Plaintiffs as Makers of the Checks
The court clarified that the plaintiffs, as makers of the checks, had a direct cause of action against the banks under the transfer warranties outlined in LSA-R.S. 10:4-207. This provision allows those who issue checks to seek redress for unauthorized endorsements, which includes situations where the endorsing party lacks proper authority. The court pointed out that allowing the plaintiffs to proceed against the banks directly served the purpose of avoiding unnecessary complexity and circuitous litigation. If the plaintiffs were required to sue only their own banks, it would lead to further delays as each bank would subsequently need to pursue the collecting bank for indemnification. By recognizing the plaintiffs as third-party beneficiaries entitled to claim under the warranty provisions, the court upheld the principle that financial institutions must adhere to due diligence in transactions to protect their customers from fraud, thus affirming the plaintiffs' rights to recovery.

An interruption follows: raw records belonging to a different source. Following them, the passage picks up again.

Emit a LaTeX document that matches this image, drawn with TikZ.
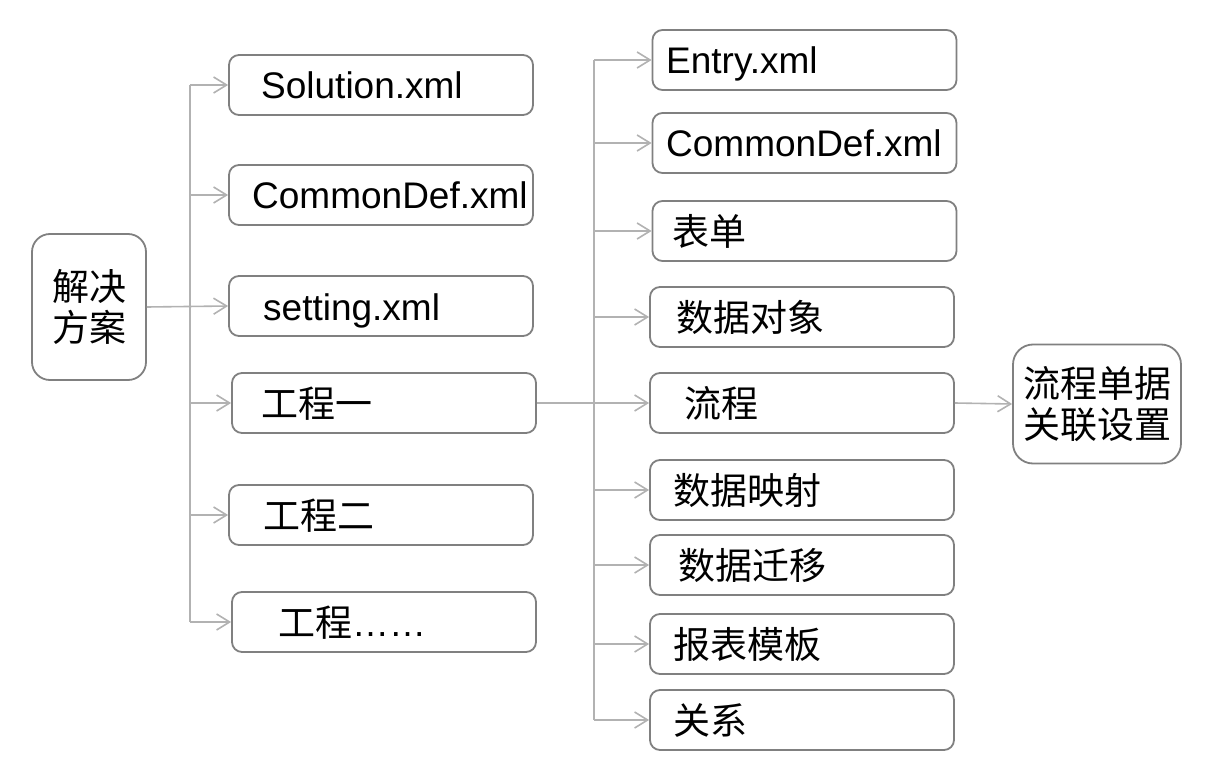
\documentclass[tikz,border=0pt]{standalone}
\usepackage{fontspec}
\setmainfont{Liberation Sans}
\newfontfamily\cjk{Noto Sans CJK SC}
\usetikzlibrary{arrows.meta,positioning}
\definecolor{boxgray}{RGB}{128,128,128}
\definecolor{wiregray}{RGB}{178,178,178}

\tikzset{
  filebox/.style={draw=boxgray, line width=1.8pt, rounded corners=10pt,
    minimum width=304pt, minimum height=60pt, inner sep=0pt},
  rootbox/.style={draw=boxgray, line width=1.8pt, rounded corners=18pt,
    align=center, inner sep=0pt, font=\cjk\fontsize{37}{41}\selectfont},
  boxtext/.style={anchor=base west, inner sep=0pt, font=\fontsize{37}{41}\selectfont},
  wire/.style={draw=wiregray, line width=1.6pt},
  conn/.style={wire, -{Straight Barb[length=13pt,width=16pt]}}
}

\begin{document}
\begin{tikzpicture}[x=1pt,y=-1pt]
\useasboundingbox (0,0) rectangle (1223,762);

% solution root
\node[rootbox, minimum width=114pt, minimum height=146pt] (root) at (89,307) {解决\\方案};

% left column
\node[filebox] (sol) at (381,85) {};
\node[filebox] (cdef) at (381,195) {};
\node[filebox] (set) at (381,306) {};
\node[filebox] (pa) at (384,403) {};
\node[filebox] (pb) at (381,515) {};
\node[filebox] (pn) at (384,622) {};

\node[boxtext] (sol-t) at (261,99) {Solution.xml};
\node[boxtext] (cdef-t) at (252,209) {CommonDef.xml};
\node[boxtext] (set-t) at (263,320) {setting.xml};
\node[boxtext] (pa-t) at (261,417) {\cjk 工程一};
\node[boxtext] (pb-t) at (263,529) {\cjk 工程二};
\node[boxtext] (pn-t) at (278,636) {{\cjk 工程}……};

% right column (project contents)
\node[filebox] (entry) at (804.5,60) {};
\node[filebox] (cdef2) at (804.5,143) {};
\node[filebox] (form) at (804.5,231) {};
\node[filebox] (dobj) at (802,317) {};
\node[filebox] (flow) at (802,403) {};
\node[filebox] (dmap) at (802,490) {};
\node[filebox] (dmig) at (802,565) {};
\node[filebox] (rpt) at (802,644) {};
\node[filebox] (rel) at (802,720) {};

\node[boxtext] (entry-t) at (666,74) {Entry.xml};
\node[boxtext] (cdef2-t) at (666,157) {CommonDef.xml};
\node[boxtext] (form-t) at (672,245) {\cjk 表单};
\node[boxtext] (dobj-t) at (676,331) {\cjk 数据对象};
\node[boxtext] (flow-t) at (684,417) {\cjk 流程};
\node[boxtext] (dmap-t) at (673,504) {\cjk 数据映射};
\node[boxtext] (dmig-t) at (678,579) {\cjk 数据迁移};
\node[boxtext] (rpt-t) at (673,658) {\cjk 报表模板};
\node[boxtext] (rel-t) at (673,734) {\cjk 关系};

% flow settings
\node[rootbox, minimum width=168pt, minimum height=119pt, rounded corners=20pt] (link) at (1097,404) {流程单据\\关联设置};

% connectors, left
\coordinate (trunkL) at (190,0);
\draw[wire] (trunkL |- sol.west) -- (trunkL |- pn.west);
\draw[conn] (root.east) -- (set.west);
\foreach \n in {sol,cdef,pa,pb,pn}
  \draw[conn] (trunkL |- \n.west) -- (\n.west);

% connectors, right
\coordinate (trunkR) at (594,0);
\draw[wire] (trunkR |- entry.west) -- (trunkR |- rel.west);
\draw[conn] (pa.east) -- (flow.west);
\foreach \n in {entry,cdef2,form,dobj,dmap,dmig,rpt,rel}
  \draw[conn] (trunkR |- \n.west) -- (\n.west);
\draw[conn] (flow.east) -- (link.west);

\end{tikzpicture}
\end{document}
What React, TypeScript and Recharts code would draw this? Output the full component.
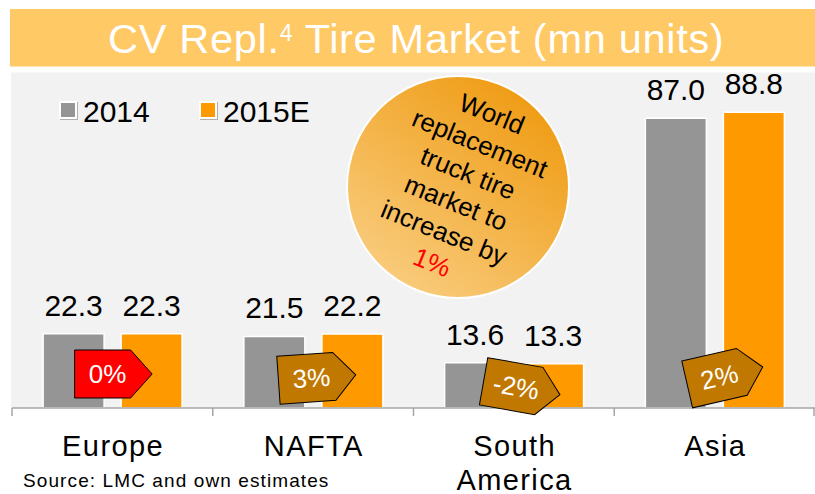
import React from 'react';
import { BarChart, Bar, XAxis, YAxis, LabelList, Legend } from 'recharts';

// ---------- data ----------
const categories = ['Europe', 'NAFTA', 'South\nAmerica', 'Asia'];
const values2014 = [22.3, 21.5, 13.6, 87.0];
const values2015E = [22.3, 22.2, 13.3, 88.8];
const growthLabels = ['0%', '3%', '-2%', '2%'];
const seriesNames = ['2014', '2015E'];
const titleMain = 'CV Repl.';
const titleSup = '4';
const titleRest = ' Tire Market (mn units)';
const bubbleLines = ['World', 'replacement', 'truck tire', 'market to', 'increase by'];
const bubbleHighlight = '1%';
const sourceText = 'Source: LMC and own estimates';

// ---------- styles ----------
const FONT = '"Liberation Sans", Arial, Helvetica, sans-serif';
const W = 815;
const H = 494;
const MARGIN = { top: 75, right: 0, left: 12, bottom: 0 };
const AXIS_H = 86;
const BAR_GAP = 17;
const PLOT_W = W - MARGIN.left - MARGIN.right;
const GRAY = '#959595';
const ORANGE = '#FF9900';
const AXIS_COLOR = '#A6A6A6';
const arrowStyles = [
  { fill: '#FF0000', dx: -5, dy: -34, rot: 0 },
  { fill: '#C07800', dx: -2, dy: -30, rot: -4 },
  { fill: '#C07800', dx: 2, dy: -21, rot: 10 },
  { fill: '#C07800', dx: 4.5, dy: -31, rot: -13 },
];

const data = categories.map((name, i) => ({
  name,
  v2014: values2014[i],
  v2015: values2015E[i],
  growth: growthLabels[i],
}));

function box(props: any) {
  const vb = props.viewBox || {};
  return {
    x: Number(props.x ?? vb.x),
    y: Number(props.y ?? vb.y),
    width: Number(props.width ?? vb.width),
    height: Number(props.height ?? vb.height),
  };
}

function ValueLabel(props: any) {
  const { x, y, width } = box(props);
  return (
    <text
      x={x + width / 2}
      y={y - 18}
      textAnchor="middle"
      fontSize={30}
      fontFamily={FONT}
      fill="#000"
    >
      {Number(props.value).toFixed(1)}
    </text>
  );
}

function GrowthArrow(props: any) {
  const { x, y, height } = box(props);
  const i = Number(props.index);
  const s = arrowStyles[i];
  const cx = x - BAR_GAP / 2 + s.dx;
  const cy = y + height + s.dy;
  const pts = '-33,-24 23,-24 44.5,0 23,24 -33,24';
  return (
    <g transform={`translate(${cx} ${cy}) rotate(${s.rot})`}>
      <polygon points={pts} fill={s.fill} stroke="#000" strokeWidth={1} />
      <text x={0} y={9} textAnchor="middle" fontSize={26} fontFamily={FONT} fill="#fff">
        {props.value}
      </text>
    </g>
  );
}

function CategoryTick(props: any) {
  const { x, y, payload, index } = props;
  const band = PLOT_W / categories.length;
  const lines = String(payload.value).split('\n');
  const isLast = index === categories.length - 1;
  return (
    <g>
      <line x1={x - band / 2} x2={x - band / 2} y1={y} y2={y + 8} stroke={AXIS_COLOR} strokeWidth={1.5} />
      {isLast && (
        <line x1={x + band / 2 - 1} x2={x + band / 2 - 1} y1={y} y2={y + 8} stroke={AXIS_COLOR} strokeWidth={1.5} />
      )}
      <text
        x={x}
        y={y + 48}
        textAnchor="middle"
        fontSize={29}
        fontFamily={FONT}
        fill="#000"
        letterSpacing={1.4}
      >
        {lines.map((l, k) => (
          <tspan key={k} x={x + 0.7} dy={k === 0 ? 0 : 34}>
            {l}
          </tspan>
        ))}
      </text>
    </g>
  );
}

function LegendContent(props: any) {
  const payload = props.payload || [];
  return (
    <div style={{ position: 'relative', width: 400, height: 140 }}>
      {payload.map((p: any, i: number) => (
        <div key={i}>
          <div
            style={{
              position: 'absolute',
              left: 59 + i * 140,
              top: 101,
              width: 14,
              height: 14,
              background: p.color,
              border: '2px solid #fff',
              boxShadow: '1px 1px 0 #b0b0b0',
            }}
          />
          <div
            style={{
              position: 'absolute',
              left: 83 + i * 140,
              top: 96.6,
              fontSize: 30,
              lineHeight: '30px',
              fontFamily: FONT,
              color: '#000',
              whiteSpace: 'nowrap',
            }}
          >
            {p.value}
          </div>
        </div>
      ))}
    </div>
  );
}

export default function App() {
  const bcx = 462;
  const bcy = 188;
  const allBubble = [...bubbleLines, bubbleHighlight];
  return (
    <div style={{ position: 'absolute', left: 0, top: 0, width: W, height: H, background: '#fff', overflow: 'hidden' }}>
      <svg width={W} height={H} style={{ position: 'absolute', left: 0, top: 0 }}>
        <defs>
          <linearGradient id="bubbleGrad" x1="0.85" y1="0.08" x2="0.2" y2="0.95">
            <stop offset="0" stopColor="#EF9B12" />
            <stop offset="1" stopColor="#F9CC7E" />
          </linearGradient>
        </defs>
        <rect x={10} y={9} width={W - 10} height={57.5} fill="#FFC966" />
        <text x={108} y={52.5} fontSize={41.5} fontFamily={FONT} fill="#fff" letterSpacing={0.7}>
          {titleMain}
          <tspan fontSize={23} dy={-12}>{titleSup}</tspan>
          <tspan dy={12}>{titleRest}</tspan>
        </text>
        <rect x={11} y={72.5} width={W - 11} height={335.5} fill="#F2F2F2" />
        <circle cx={458} cy={187} r={111} fill="url(#bubbleGrad)" stroke="#fff" strokeWidth={2} />
        <g transform={`rotate(22 ${bcx} ${bcy})`}>
          {allBubble.map((l, i) => (
            <text
              key={i}
              x={bcx}
              y={bcy + (i - 2.5) * 32 + 9}
              textAnchor="middle"
              fontSize={26}
              fontFamily={FONT}
              fill={i === allBubble.length - 1 ? '#FF0000' : '#000'}
            >
              {l}
            </text>
          ))}
        </g>
        <text x={23} y={487} fontSize={19} fontFamily={FONT} fill="#000" letterSpacing={1.1}>
          {sourceText}
        </text>
      </svg>
      <div style={{ position: 'absolute', left: 0, top: 0 }}>
        <BarChart
          width={W}
          height={H}
          data={data}
          margin={MARGIN}
          barCategoryGap="15.5%"
          barGap={BAR_GAP}
        >
          <YAxis hide domain={[0, 100]} />
          <XAxis
            dataKey="name"
            height={AXIS_H}
            interval={0}
            axisLine={{ stroke: AXIS_COLOR, strokeWidth: 1.5 }}
            tickLine={false}
            tickSize={0}
            tickMargin={0}
            tick={<CategoryTick />}
          />
          <Legend
            layout="horizontal"
            verticalAlign="middle"
            align="center"
            wrapperStyle={{ left: 0, top: 0, width: 400, height: 140 }}
            content={<LegendContent />}
          />
          <Bar dataKey="v2014" name={seriesNames[0]} fill={GRAY} stroke="#fff" strokeWidth={1.5} isAnimationActive={false}>
            <LabelList dataKey="v2014" content={<ValueLabel />} />
          </Bar>
          <Bar dataKey="v2015" name={seriesNames[1]} fill={ORANGE} stroke="#fff" strokeWidth={1.5} isAnimationActive={false}>
            <LabelList dataKey="v2015" content={<ValueLabel />} />
            <LabelList dataKey="growth" content={<GrowthArrow />} />
          </Bar>
        </BarChart>
      </div>
    </div>
  );
}
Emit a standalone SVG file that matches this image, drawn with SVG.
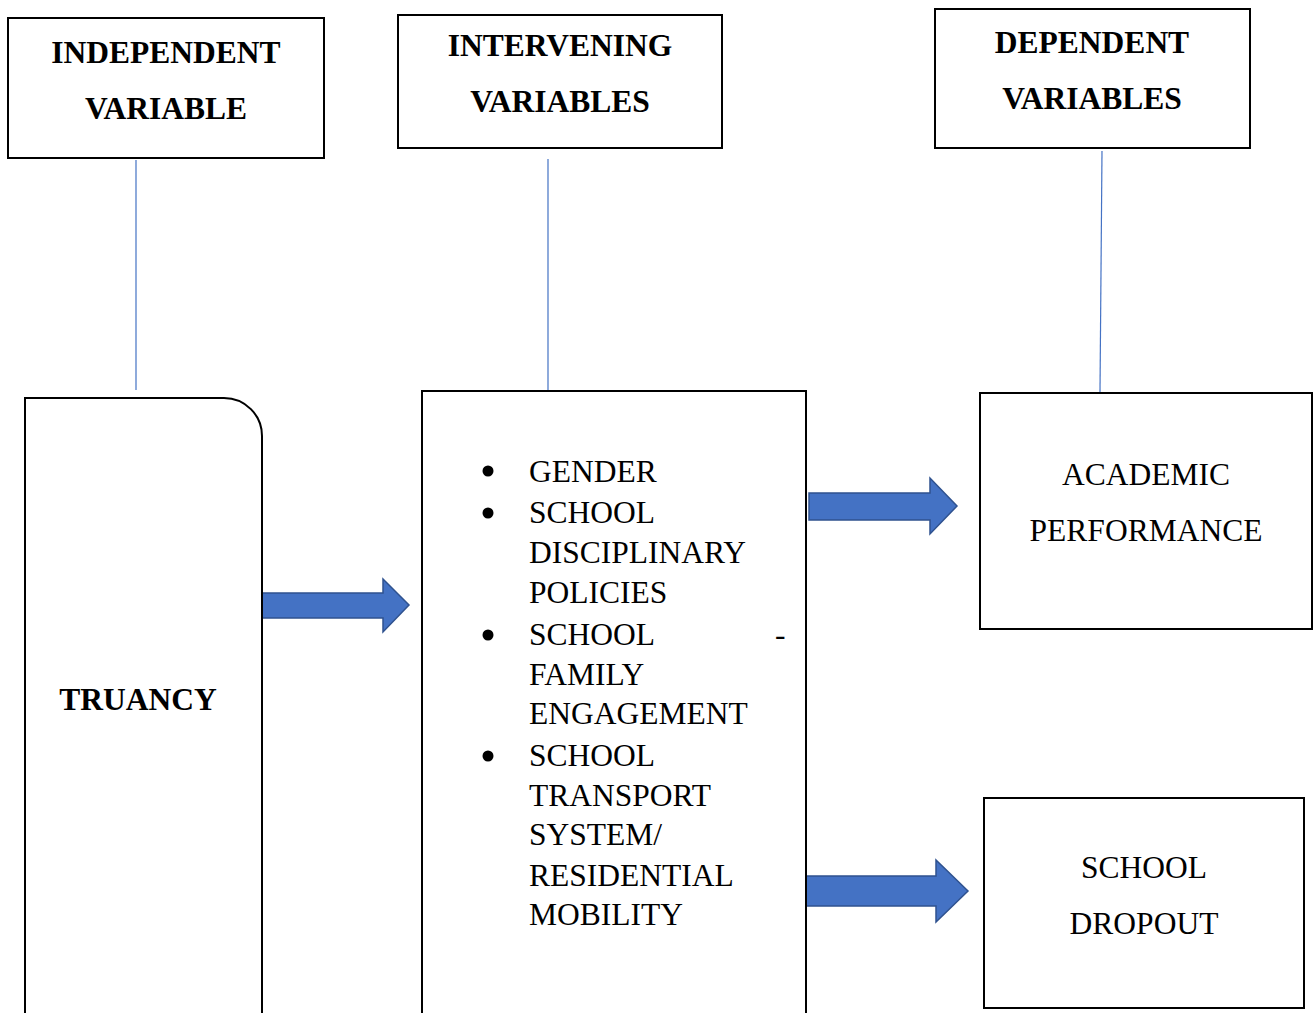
<svg xmlns="http://www.w3.org/2000/svg" width="1314" height="1013" viewBox="0 0 1314 1013">
<style>
.box{fill:#fff;stroke:#000;stroke-width:2}
.h{font-family:"Liberation Serif",serif;font-weight:bold;font-size:31.5px;text-anchor:middle;fill:#000}
.t{font-family:"Liberation Serif",serif;font-size:31.5px;fill:#000}
.c{text-anchor:middle}
.ln{stroke:#4472C4;stroke-width:1.2;fill:none}
.arr{fill:#4472C4;stroke:#2F528F;stroke-width:1.5}
</style>
<rect width="1314" height="1013" fill="#fff"/>
<g id="connectors">
<line class="ln" x1="136" y1="160" x2="136" y2="390"/>
<line class="ln" x1="548" y1="159" x2="548" y2="390"/>
<line class="ln" x1="1102" y1="151" x2="1100" y2="392"/>
<path class="arr" d="M262,593 H383 V579 L409,605 L383,632 V618 H262 Z"/>
<path class="arr" d="M809,493 H930 V478 L957,506 L930,534 V520 H809 Z"/>
<path class="arr" d="M806,876 H936 V860 L968,891 L936,922 V906 H806 Z"/>
</g>
<g id="independent-header">
<rect class="box" x="8" y="18" width="316" height="140"/>
<text class="h" x="166" y="63">INDEPENDENT</text>
<text class="h" x="166" y="119">VARIABLE</text>
</g>
<g id="intervening-header">
<rect class="box" x="398" y="15" width="324" height="133"/>
<text class="h" x="560" y="56">INTERVENING</text>
<text class="h" x="560" y="112">VARIABLES</text>
</g>
<g id="dependent-header">
<rect class="box" x="935" y="9" width="315" height="139"/>
<text class="h" x="1092" y="53">DEPENDENT</text>
<text class="h" x="1092" y="109">VARIABLES</text>
</g>
<g id="truancy">
<path class="box" d="M25,1020 V398 H224 A38,38 0 0 1 262,436 V1020"/>
<text class="h" x="138" y="710">TRUANCY</text>
</g>
<g id="intervening">
<path class="box" d="M422,1020 V391 H806 V1020"/>
<circle cx="488" cy="471" r="5.5"/>
<circle cx="488" cy="513" r="5.5"/>
<circle cx="488" cy="635" r="5.5"/>
<circle cx="488" cy="756" r="5.5"/>
<text class="t" x="529" y="482">GENDER</text>
<text class="t" x="529" y="523">SCHOOL</text>
<text class="t" x="529" y="563">DISCIPLINARY</text>
<text class="t" x="529" y="603">POLICIES</text>
<text class="t" x="529" y="645">SCHOOL</text>
<text class="t" x="775" y="645">-</text>
<text class="t" x="529" y="685">FAMILY</text>
<text class="t" x="529" y="724">ENGAGEMENT</text>
<text class="t" x="529" y="766">SCHOOL</text>
<text class="t" x="529" y="806">TRANSPORT</text>
<text class="t" x="529" y="845">SYSTEM/</text>
<text class="t" x="529" y="886">RESIDENTIAL</text>
<text class="t" x="529" y="925">MOBILITY</text>
</g>
<g id="academic">
<rect class="box" x="980" y="393" width="332" height="236"/>
<text class="t c" x="1146" y="485">ACADEMIC</text>
<text class="t c" x="1146" y="541">PERFORMANCE</text>
</g>
<g id="dropout">
<rect class="box" x="984" y="798" width="320" height="210"/>
<text class="t c" x="1144" y="878">SCHOOL</text>
<text class="t c" x="1144" y="934">DROPOUT</text>
</g>
</svg>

Attorney Fees and Legal Costs
The court reversed the trial court's award of attorney fees to the plaintiffs, stating that there was no clear statutory authority for such awards under the relevant commercial law provisions. While some jurisdictions allow for recovery of attorney fees as part of "expenses," Louisiana's law requires that attorney fees be specifically authorized by statute or contract. The court noted that the Louisiana Legislature had excluded the official comments of the Uniform Commercial Code, which could have provided a basis for including attorney fees in "expenses." The court maintained that since the statutes did not explicitly allow for attorney fees under LSA-R.S. 10:4-207, the trial court had erred in granting them. This decision underscored the principle that attorney fees are not typically recoverable unless clearly provided for in the law, thereby reinforcing the strict interpretation of statutory provisions governing financial transactions and liability.